- [Plotting code records]:
- - - -
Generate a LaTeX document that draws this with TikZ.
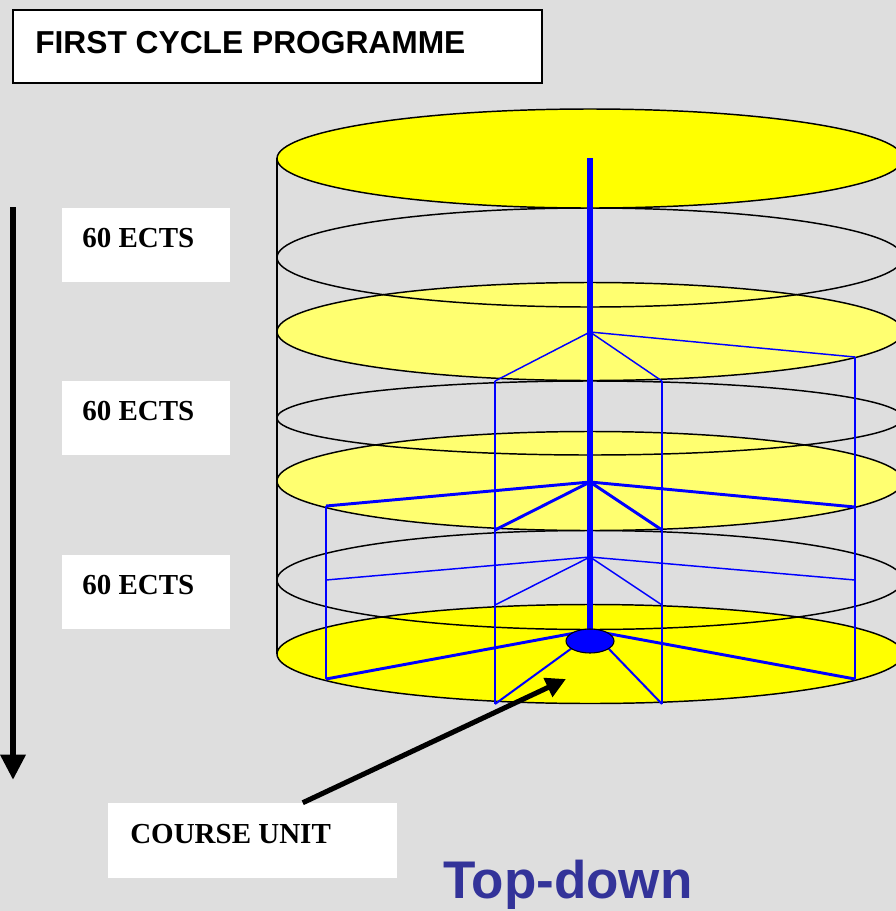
\documentclass[tikz,border=0pt]{standalone}
\usepackage{fontspec}
\setmainfont{Liberation Serif}
\newfontfamily\arialfont{Liberation Sans}
\usetikzlibrary{arrows.meta}
\definecolor{bgray}{RGB}{222,222,222}
\definecolor{ylw}{RGB}{255,255,0}
\definecolor{lylw}{RGB}{255,255,112}
\definecolor{tdblue}{RGB}{51,51,153}
\definecolor{rodblue}{RGB}{0,0,255}
\tikzset{
  cyl/.style={draw=black, line width=1.1pt},
  bthin/.style={draw=rodblue, line width=1.1pt},
  bmid/.style={draw=rodblue, line width=1.5pt},
  bthick/.style={draw=rodblue, line width=2.2pt},
  ectsbox/.style={fill=white, draw=none},
  ectstext/.style={font=\bfseries\fontsize{21.75}{24}\selectfont, anchor=base west, inner sep=0pt},
}
\begin{document}
\begin{tikzpicture}[x=0.75pt,y=-0.75pt]
\useasboundingbox (0,0) rectangle (896,911);
\fill[bgray] (0,0) rectangle (896,911);

% title box
\node[draw=black, line width=1.5pt, fill=white, minimum width=529*0.75pt, minimum height=73*0.75pt, inner sep=0pt] (titlebox) at (277.5,46.5) {};
\node[font=\arialfont\bfseries\fontsize{23.8}{26}\selectfont, anchor=base west, inner sep=0pt] (title) at (35,53) {FIRST CYCLE PROGRAMME};

% cylinder
\begin{scope}
\clip (0,0) rectangle (896,911);
\draw[cyl] (277,158) -- (277,654);
\draw[cyl, fill=ylw] (590,654) ellipse [x radius=313, y radius=49.5];
\draw[cyl] (590,580) ellipse [x radius=313, y radius=49.5];
\draw[cyl, fill=lylw] (590,481) ellipse [x radius=313, y radius=49.5];
\draw[cyl] (590,418) ellipse [x radius=313, y radius=37];
\draw[cyl, fill=lylw] (590,331.5) ellipse [x radius=313, y radius=49];
\draw[cyl] (590,257.5) ellipse [x radius=313, y radius=49.5];
\draw[cyl, fill=ylw] (590,158.5) ellipse [x radius=313, y radius=49.5];
\end{scope}

% blue structure
\coordinate (top) at (590,158);
\coordinate (h1) at (590,332);
\coordinate (h2) at (590,482);
\coordinate (h3) at (590,557);
\coordinate (p1t) at (495,381); \coordinate (p1b) at (495,704);
\coordinate (p2t) at (662,381); \coordinate (p2b) at (662,704);
\coordinate (p3t) at (855,357); \coordinate (p3b) at (855,679);
\coordinate (p4t) at (326,506); \coordinate (p4b) at (326,679);

\draw[bthin] (p1t) -- (p1b);
\draw[bthin] (p2t) -- (p2b);
\draw[bthin] (p3t) -- (p3b);
\draw[bthin] (p4t) -- (p4b);

\draw[bthin] (p1t) -- (h1) -- (p2t);
\draw[bthin] (h1) -- (p3t);

\draw[bthick] (p4t) -- (h2) -- (855,507);
\draw[bthick] (495,530) -- (h2) -- (662,530);

\draw[bthin] (326,580) -- (h3) -- (855,580);
\draw[bthin] (495,605) -- (h3) -- (662,605);

\draw[bthick] (p4b) -- (575,633);
\draw[bthick] (p3b) -- (605,633);
\draw[bmid] (p1b) -- (572,648);
\draw[bmid] (p2b) -- (608,648);

\draw[draw=rodblue, line width=3.8pt] (top) -- (590,636);
\draw[fill=rodblue, draw=black, line width=0.8pt] (590,641) ellipse [x radius=24, y radius=12];
\coordinate (cutip) at (566,679);

% ECTS boxes
\node[ectsbox, minimum width=168*0.75pt, minimum height=74*0.75pt, inner sep=0pt] (b1) at (146,245) {};
\node[ectstext] (t1) at (82,247) {60 ECTS};
\node[ectsbox, minimum width=168*0.75pt, minimum height=74*0.75pt, inner sep=0pt] (b2) at (146,418) {};
\node[ectstext] (t2) at (82,420) {60 ECTS};
\node[ectsbox, minimum width=168*0.75pt, minimum height=74*0.75pt, inner sep=0pt] (b3) at (146,592) {};
\node[ectstext] (t3) at (82,594) {60 ECTS};

% left arrow
\coordinate (la) at (13,207);
\coordinate (lb) at (13,780);
\draw[line width=5.2pt, -{Triangle[length=19pt, width=18pt]}] (la) -- (lb);

% course unit
\node[ectsbox, minimum width=289*0.75pt, minimum height=75*0.75pt, inner sep=0pt] (cu) at (252.5,840.5) {};
\node[ectstext] (cut) at (130,843) {COURSE UNIT};
\coordinate (cutail) at ([xshift=146.25pt]cu.north west);
\draw[line width=3.8pt, -{Triangle[length=15pt, width=15pt]}] (cutail) -- (cutip);

% Top-down
\node[font=\arialfont\bfseries\fontsize{39.75}{44}\selectfont, text=tdblue, anchor=base west, inner sep=0pt] (td) at (443,898) {Top-down};
\end{tikzpicture}
\end{document}
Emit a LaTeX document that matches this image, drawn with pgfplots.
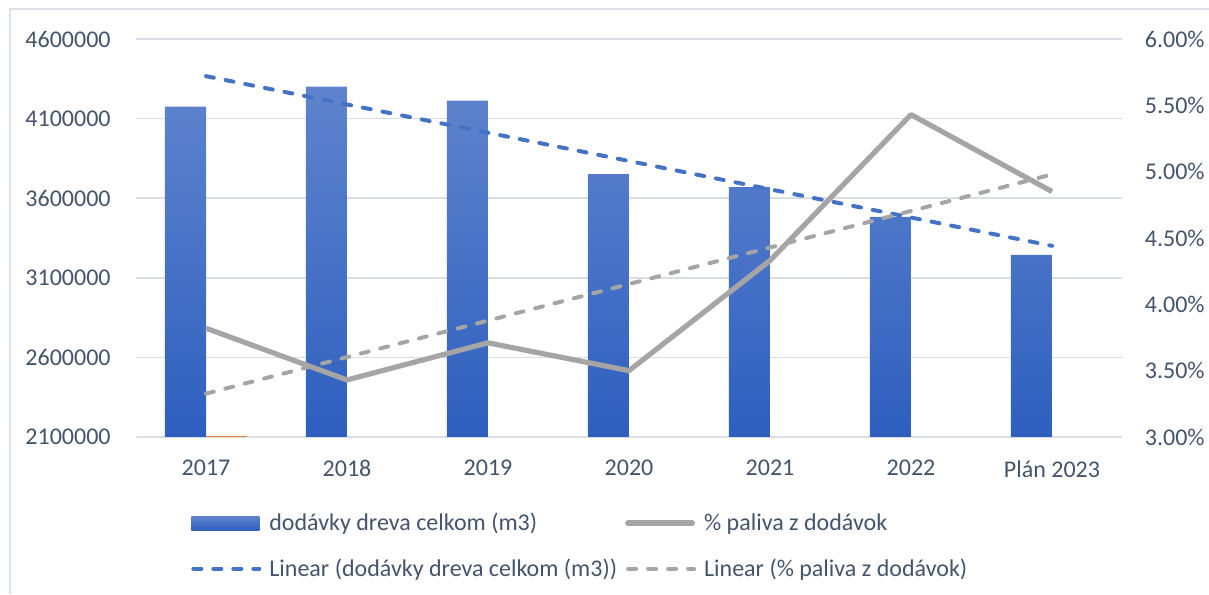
\documentclass[border=0pt]{standalone}
\usepackage{fontspec}
\setmainfont{Carlito}
\usepackage{pgfplots}
\pgfplotsset{compat=1.18}
\definecolor{bartop}{HTML}{5F84CD}
\definecolor{barbot}{HTML}{2E5FBF}
\definecolor{trendblue}{HTML}{4472C4}
\definecolor{grayline}{HTML}{A5A5A5}
\definecolor{gridc}{HTML}{DADEE4}
\definecolor{txtc}{HTML}{44546A}
\definecolor{framec}{HTML}{DEE2E8}
\definecolor{orangec}{HTML}{ED7D31}
\begin{document}
\begin{tikzpicture}
\useasboundingbox (0,0) rectangle (604.5pt,297pt);
\draw[framec, line width=1pt] (5pt,0) -- (5pt,292.5pt) -- (604.5pt,292.5pt);
\begin{axis}[
  at={(67.75pt,78.5pt)}, anchor=south west,
  width=493.5pt, height=199pt, scale only axis,
  xmin=-0.5, xmax=6.5, ymin=2100000, ymax=4600000,
  xtick={0,1,2,3,4,5,6},
  xticklabels={2017,2018,2019,2020,2021,2022,Plán 2023},
  ytick={2100000,2600000,3100000,3600000,4100000,4600000},
  yticklabels={2100000,2600000,3100000,3600000,4100000,4600000},
  scaled y ticks=false,
  ymajorgrids, grid style={gridc, line width=0.75pt},
  axis line style={draw=none}, major tick length=0pt,
  tick label style={font=\fontsize{12}{14}\selectfont, text=txtc, inner sep=0pt},
  yticklabel style={anchor=east, xshift=-12.25pt},
  xticklabel style={anchor=north, yshift=-11.5pt},
]
\addplot[ybar, bar width=20.5pt, bar shift=-10.25pt, draw=none,
  top color=bartop, bottom color=barbot]
  coordinates {(0,4175000) (1,4301000) (2,4213000) (3,3751000) (4,3669000) (5,3483000) (6,3244000)};
\addplot[ybar, bar width=20.5pt, bar shift=10.25pt, draw=none, fill=orangec]
  coordinates {(0,2104000)};
\addplot[trendblue, line width=2pt, line cap=round, dash pattern=on 4pt off 6pt]
  coordinates {(0,4366500) (6,3300900)};
\end{axis}
\begin{axis}[
  at={(67.75pt,78.5pt)}, anchor=south west,
  width=493.5pt, height=199pt, scale only axis,
  xmin=-0.5, xmax=6.5, ymin=3, ymax=6,
  ytick={3,3.5,4,4.5,5,5.5,6},
  yticklabels={3.00\%,3.50\%,4.00\%,4.50\%,5.00\%,5.50\%,6.00\%},
  axis y line*=right, axis x line=none,
  axis line style={draw=none}, major tick length=0pt,
  tick label style={font=\fontsize{12}{14}\selectfont, text=txtc, inner sep=0pt},
  yticklabel style={anchor=west, xshift=11pt},
  legend columns=2,
  legend style={at={(0.0562,-0.19)}, anchor=north west, draw=none, fill=none,
    inner sep=0pt, font=\fontsize{12}{14}\selectfont, text=txtc,
    row sep=12.5pt, nodes={inner sep=0pt, anchor=west},
    /tikz/every odd column/.append style={column sep=4pt},
    /tikz/every even column/.append style={column sep=4pt}},
]
\addlegendimage{legend image code/.code={\path[draw=none, top color=bartop, bottom color=barbot] (0pt,-3.5pt) rectangle (34pt,3.5pt);}}
\addlegendentry{dodávky dreva celkom (m3)}
\addplot[grayline, line width=2.6pt, line join=round,
  legend image code/.code={\draw[grayline, line width=3pt, line cap=round] (1pt,0pt) -- (33pt,0pt);}]
  coordinates {(0,3.82) (1,3.43) (2,3.71) (3,3.50) (4,4.33) (5,5.43) (6,4.85)};
\addlegendentry{\% paliva z dodávok}
\addlegendimage{legend image code/.code={\draw[trendblue, line width=2pt, line cap=round, dash pattern=on 4pt off 6pt] (1pt,0pt) -- (34pt,0pt);}}
\addlegendentry{Linear (dodávky dreva celkom (m3))}
\addplot[grayline, line width=2pt, line cap=round, dash pattern=on 4pt off 6pt,
  legend image code/.code={\draw[grayline, line width=2pt, line cap=round, dash pattern=on 4pt off 6pt] (1pt,0pt) -- (34pt,0pt);}]
  coordinates {(0,3.327) (6,4.979)};
\addlegendentry{Linear (\% paliva z dodávok)}
\end{axis}
\end{tikzpicture}
\end{document}
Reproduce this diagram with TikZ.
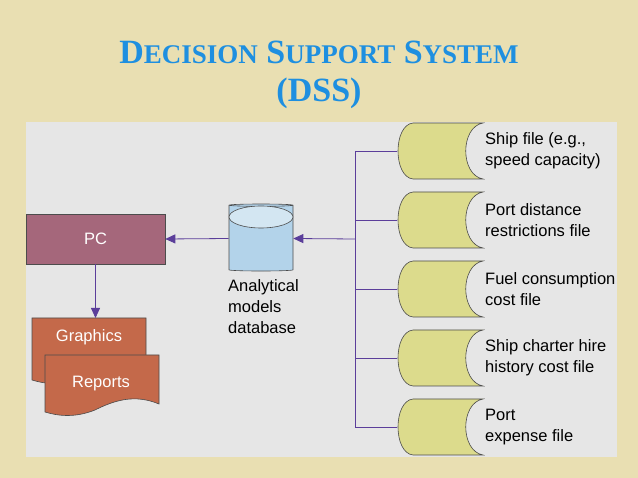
\documentclass[tikz,border=0pt]{standalone}
\usepackage{fontspec}
\setmainfont{Liberation Sans}
\newfontfamily\titlefont{Liberation Serif}
\usetikzlibrary{arrows.meta,shapes.geometric}
\definecolor{bgtan}{HTML}{E9DFB2}
\definecolor{panel}{HTML}{E6E6E6}
\definecolor{pcfill}{HTML}{A5677B}
\definecolor{docfill}{HTML}{C4694A}
\definecolor{filefill}{HTML}{DCDB8C}
\definecolor{dbfill}{HTML}{B3D3EA}
\definecolor{dbtop}{HTML}{D3E6F2}
\definecolor{linec}{HTML}{5B3E9A}
\definecolor{titleblue}{HTML}{1E8FE0}
\begin{document}
\begin{tikzpicture}[x=1pt,y=-1pt,
  lbl/.style={font=\fontsize{16.5}{21}\selectfont,align=left,anchor=west,inner sep=0pt},
  wtxt/.style={text=white,font=\fontsize{16.5}{20}\selectfont},
  conn/.style={draw=linec,line width=0.8pt},
  arr/.style={conn,-{Triangle[length=10pt,width=9pt]}},
  shp/.style={draw=black!70,line width=0.6pt}]
\useasboundingbox (0,0) rectangle (638,478);
\fill[bgtan] (0,0) rectangle (638,478);
\fill[panel] (26,122) rectangle (617,457);
\node[font=\titlefont\bfseries\fontsize{34}{38}\selectfont,text=titleblue,draw=black!60,line width=0pt,draw opacity=0] (t1) at (319,52) {D{\fontsize{27}{30}\selectfont ECISION} S{\fontsize{27}{30}\selectfont UPPORT} S{\fontsize{27}{30}\selectfont YSTEM}};
\node[font=\titlefont\bfseries\fontsize{34}{38}\selectfont,text=titleblue] (t2) at (319,93) {(DSS)};
% PC
\node[shp,fill=pcfill,minimum width=139pt,minimum height=50pt,wtxt] (pc) at (95.5,239) {PC};
% docs
\path[shp,fill=docfill] (32,318) -- (146,318) -- (146,372) .. controls (120,362) and (100,368) .. (80,378) .. controls (60,386) and (45,384) .. (32,380) -- cycle;
\node[wtxt] (gr) at (89,337) {Graphics};
\path[shp,fill=docfill] (45,355) -- (159,355) -- (159,404) .. controls (135,394) and (115,400) .. (95,410) .. controls (75,418) and (58,416) .. (45,412) -- cycle;
\node[wtxt] (rp) at (101,384) {Reports};
% database
\node[cylinder,shape border rotate=90,shp,fill=dbfill,minimum width=64pt,minimum height=67pt,aspect=0.35] (db) at (261,238.5) {};
\draw[shp,fill=dbtop] (261,217) ellipse [x radius=32pt,y radius=11pt];
\node[lbl,anchor=north west] (dbl) at (228,279) {Analytical\\models\\database};
% files
\coordinate (bus) at (355,239);
\foreach \i/\y/\t in {1/123/{Ship file (e.g.,\\speed capacity)},2/192/{Port distance\\restrictions file},3/261/{Fuel consumption\\cost file},4/330/{Ship charter hire\\history cost file},5/399/{Port\\expense file}}{
  \path[shp,fill=filefill] (413,\y) -- (483,\y) .. controls (460,\y+4) and (460,\y+52) .. (483,\y+56) -- (413,\y+56) .. controls (393,\y+54) and (393,\y+2) .. (413,\y);
  \coordinate (f\i) at (397,\y+28);
  \node[lbl] (l\i) at (485,\y+28) {\t};
}
\draw[conn] (355,151) -- (355,427);
\foreach \i in {1,...,5} \draw[conn] (f\i) -- (f\i -| bus);
\draw[arr] (bus) -- (db.east);
\draw[arr] (db.west) -- (pc.east);
\draw[arr] (pc.south) -- (pc.south |- 0,318);
\end{tikzpicture}
\end{document}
- - - -
- [What to do]: The images in the entries above should be left out; please reproduce exactly the lines from the first through the one containing "inner sep=0pt] (title)".

- [Written answer]:
Generate a LaTeX document that draws this with TikZ.
\documentclass[tikz,border=0pt]{standalone}
\usepackage{fontspec}
\setmainfont{Liberation Serif}
\newfontfamily\arialfont{Liberation Sans}
\usetikzlibrary{arrows.meta}
\definecolor{bgray}{RGB}{222,222,222}
\definecolor{ylw}{RGB}{255,255,0}
\definecolor{lylw}{RGB}{255,255,112}
\definecolor{tdblue}{RGB}{51,51,153}
\definecolor{rodblue}{RGB}{0,0,255}
\tikzset{
  cyl/.style={draw=black, line width=1.1pt},
  bthin/.style={draw=rodblue, line width=1.1pt},
  bmid/.style={draw=rodblue, line width=1.5pt},
  bthick/.style={draw=rodblue, line width=2.2pt},
  ectsbox/.style={fill=white, draw=none},
  ectstext/.style={font=\bfseries\fontsize{21.75}{24}\selectfont, anchor=base west, inner sep=0pt},
}
\begin{document}
\begin{tikzpicture}[x=0.75pt,y=-0.75pt]
\useasboundingbox (0,0) rectangle (896,911);
\fill[bgray] (0,0) rectangle (896,911);

% title box
\node[draw=black, line width=1.5pt, fill=white, minimum width=529*0.75pt, minimum height=73*0.75pt, inner sep=0pt] (titlebox) at (277.5,46.5) {};
\node[font=\arialfont\bfseries\fontsize{23.8}{26}\selectfont, anchor=base west, inner sep=0pt] (title) at (35,53) {FIRST CYCLE PROGRAMME};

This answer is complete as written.